This week we dive into Deuteronomy 13-31!
After forty years of wilderness wandering, a new generation is almost ready to enter the promised land. Let's take a moment to reflect on everything that has happened so far in the story.
God promised Abraham that through his family, he would restore all the nations of the world to his blessing. Abraham's descendants became enslaved in Egypt, but God rescued them and brought them to Mount Sinai, where he entered into a covenant with the nation of Israel. Sadly, Israel broke that covenant at Mount Sinai (remember the golden calf incident?). God then disqualified the Exodus generation from entering the promised land, making them wander for forty years in the wilderness.
At this point in the story, Moses offers the children of the Exodus generation many words of warning and wisdom as they prepare to cross into the promised land. Without further ado, let's wrap up Deuteronomy and hear Moses teach the Torah to this new generation.
This week we will listen to Moses teach and develop the laws, ordinances, and commands for the new generation that is ready to enter the promised land. It's from this section of the text that Deuteronomy gets its name, “Deuteronomion,” which is Greek for “second law.”
Here, on the edge of the promised land, Moses expands and clarifies many of the earlier laws about worship procedures, tithing, leadership structure, and social justice. Near the end of the book, he reminds this generation of the blessings they will receive if they keep these laws and the curse that will befall them if they do not.

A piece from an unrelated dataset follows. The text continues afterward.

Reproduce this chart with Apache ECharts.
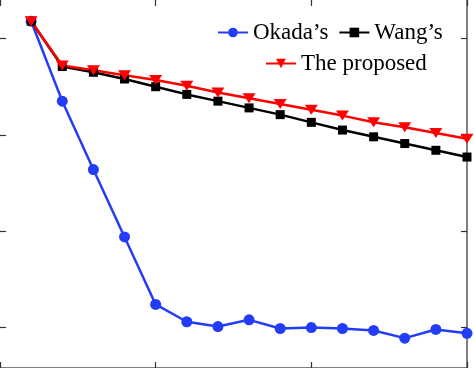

But after forty years, Moses knows the people of Israel intimately, and he predicts that they will be unfaithful and break the covenant just like their ancestors. He locates the root of the problem with Israel's stubborn and rebellious hearts. At their core, they don't want to trust God. So Moses' grave prediction is also a cry for divine help. Moses has hope that God will transform the hearts of his people, so they can love God with all their heart, soul, and strength. The Torah concludes by showing that God's own covenant faithfulness is Israel's only hope.